# [What is asked]
Transcribe the data in full and exactly, omitting any pictures.
[START OF Supplied information]
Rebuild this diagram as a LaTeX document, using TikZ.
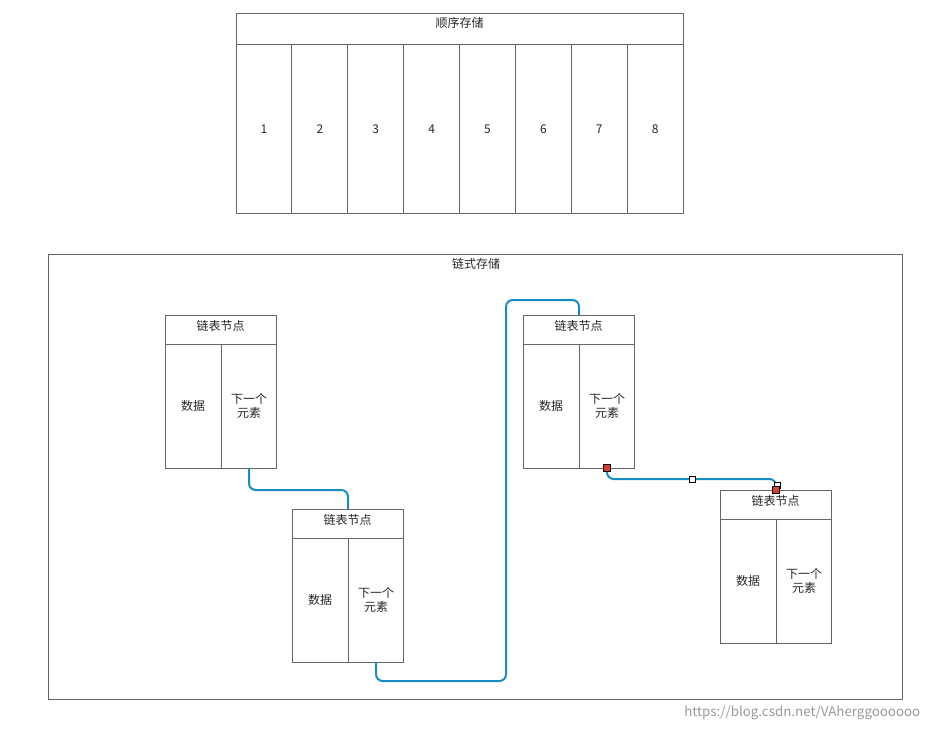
\documentclass[tikz,border=0pt]{standalone}
\usepackage{fontspec}
\setmainfont{Noto Sans CJK SC}
\begin{document}
\begin{tikzpicture}[x=0.75pt,y=-0.75pt,
  box/.style={draw=black!60,line width=0.6pt},
  lbl/.style={font=\fontsize{9}{11}\selectfont,text=black!85,align=center},
  link/.style={draw={rgb,255:red,24;green,140;blue,196},line width=1.5pt,rounded corners=5pt},
  redm/.style={draw=black,fill={rgb,255:red,220;green,60;blue,50},line width=0.5pt,minimum size=5pt,inner sep=0pt},
  whm/.style={draw=black,fill=white,line width=0.5pt,minimum size=4.5pt,inner sep=0pt}]
\useasboundingbox (0,0) rectangle (933,732);
% sequential storage
\draw[box] (236,13) rectangle (683,213);
\draw[box] (236,44) -- (683,44);
\node[lbl] (seqt) at (459.5,23) {顺序存储};
\foreach \i in {1,...,8}{
  \pgfmathsetmacro\xl{236+55.875*(\i-1)}
  \draw[box] (\xl,44) rectangle ({\xl+55.875},213);
  \node[lbl] (c\i) at ({\xl+28},129) {\i};
}
% chain storage
\draw[box] (48,254) rectangle (902,699);
\node[lbl] (cht) at (476,264) {链式存储};
\newcommand{\llnode}[3]{%
  \draw[box] (#2,#3) rectangle ({#2+111},{#3+153});
  \draw[box] (#2,{#3+29}) -- ({#2+111},{#3+29});
  \draw[box] ({#2+56},{#3+29}) -- ({#2+56},{#3+153});
  \node[lbl] (#1h) at ({#2+55.5},{#3+11}) {链表节点};
  \node[lbl] (#1d) at ({#2+28},{#3+91}) {数据};
  \node[lbl] (#1n) at ({#2+84},{#3+91}) {下一个\\元素};
  \coordinate (#1top) at ({#2+56},#3);
  \coordinate (#1bot) at ({#2+84},{#3+153});
}
\llnode{a}{165}{315}
\llnode{b}{292}{509}
\llnode{c}{523}{315}
\llnode{d}{720}{490}
\draw[link] (abot) -- (249,490) -- (348,490) -- (btop);
\draw[link] (bbot) -- (376,681) -- (506,681) -- (506,300) -- (579,300) -- (ctop);
\draw[link] (cbot) -- (607,479) -- (776,479) -- (dtop);
\node[redm] (m1) at (cbot) {};
\node[whm] (m2) at (692,479) {};
\node[whm] (m3) at (777,485) {};
\node[redm] (m4) at (dtop) {};
\node[font=\fontsize{10}{12}\selectfont,text=black!40,anchor=east] (wm) at (925,713) {https://blog.csdn.net/VAherggoooooo};
\end{tikzpicture}
\end{document}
[END OF Supplied information]
# [In response]
Rebuild this diagram as a LaTeX document, using TikZ.
\documentclass[tikz,border=0pt]{standalone}
\usepackage{fontspec}
\setmainfont{Noto Sans CJK SC}
\begin{document}
\begin{tikzpicture}[x=0.75pt,y=-0.75pt,
  box/.style={draw=black!60,line width=0.6pt},
  lbl/.style={font=\fontsize{9}{11}\selectfont,text=black!85,align=center},
  link/.style={draw={rgb,255:red,24;green,140;blue,196},line width=1.5pt,rounded corners=5pt},
  redm/.style={draw=black,fill={rgb,255:red,220;green,60;blue,50},line width=0.5pt,minimum size=5pt,inner sep=0pt},
  whm/.style={draw=black,fill=white,line width=0.5pt,minimum size=4.5pt,inner sep=0pt}]
\useasboundingbox (0,0) rectangle (933,732);
% sequential storage
\draw[box] (236,13) rectangle (683,213);
\draw[box] (236,44) -- (683,44);
\node[lbl] (seqt) at (459.5,23) {顺序存储};
\foreach \i in {1,...,8}{
  \pgfmathsetmacro\xl{236+55.875*(\i-1)}
  \draw[box] (\xl,44) rectangle ({\xl+55.875},213);
  \node[lbl] (c\i) at ({\xl+28},129) {\i};
}
% chain storage
\draw[box] (48,254) rectangle (902,699);
\node[lbl] (cht) at (476,264) {链式存储};
\newcommand{\llnode}[3]{%
  \draw[box] (#2,#3) rectangle ({#2+111},{#3+153});
  \draw[box] (#2,{#3+29}) -- ({#2+111},{#3+29});
  \draw[box] ({#2+56},{#3+29}) -- ({#2+56},{#3+153});
  \node[lbl] (#1h) at ({#2+55.5},{#3+11}) {链表节点};
  \node[lbl] (#1d) at ({#2+28},{#3+91}) {数据};
  \node[lbl] (#1n) at ({#2+84},{#3+91}) {下一个\\元素};
  \coordinate (#1top) at ({#2+56},#3);
  \coordinate (#1bot) at ({#2+84},{#3+153});
}
\llnode{a}{165}{315}
\llnode{b}{292}{509}
\llnode{c}{523}{315}
\llnode{d}{720}{490}
\draw[link] (abot) -- (249,490) -- (348,490) -- (btop);
\draw[link] (bbot) -- (376,681) -- (506,681) -- (506,300) -- (579,300) -- (ctop);
\draw[link] (cbot) -- (607,479) -- (776,479) -- (dtop);
\node[redm] (m1) at (cbot) {};
\node[whm] (m2) at (692,479) {};
\node[whm] (m3) at (777,485) {};
\node[redm] (m4) at (dtop) {};
\node[font=\fontsize{10}{12}\selectfont,text=black!40,anchor=east] (wm) at (925,713) {https://blog.csdn.net/VAherggoooooo};
\end{tikzpicture}
\end{document}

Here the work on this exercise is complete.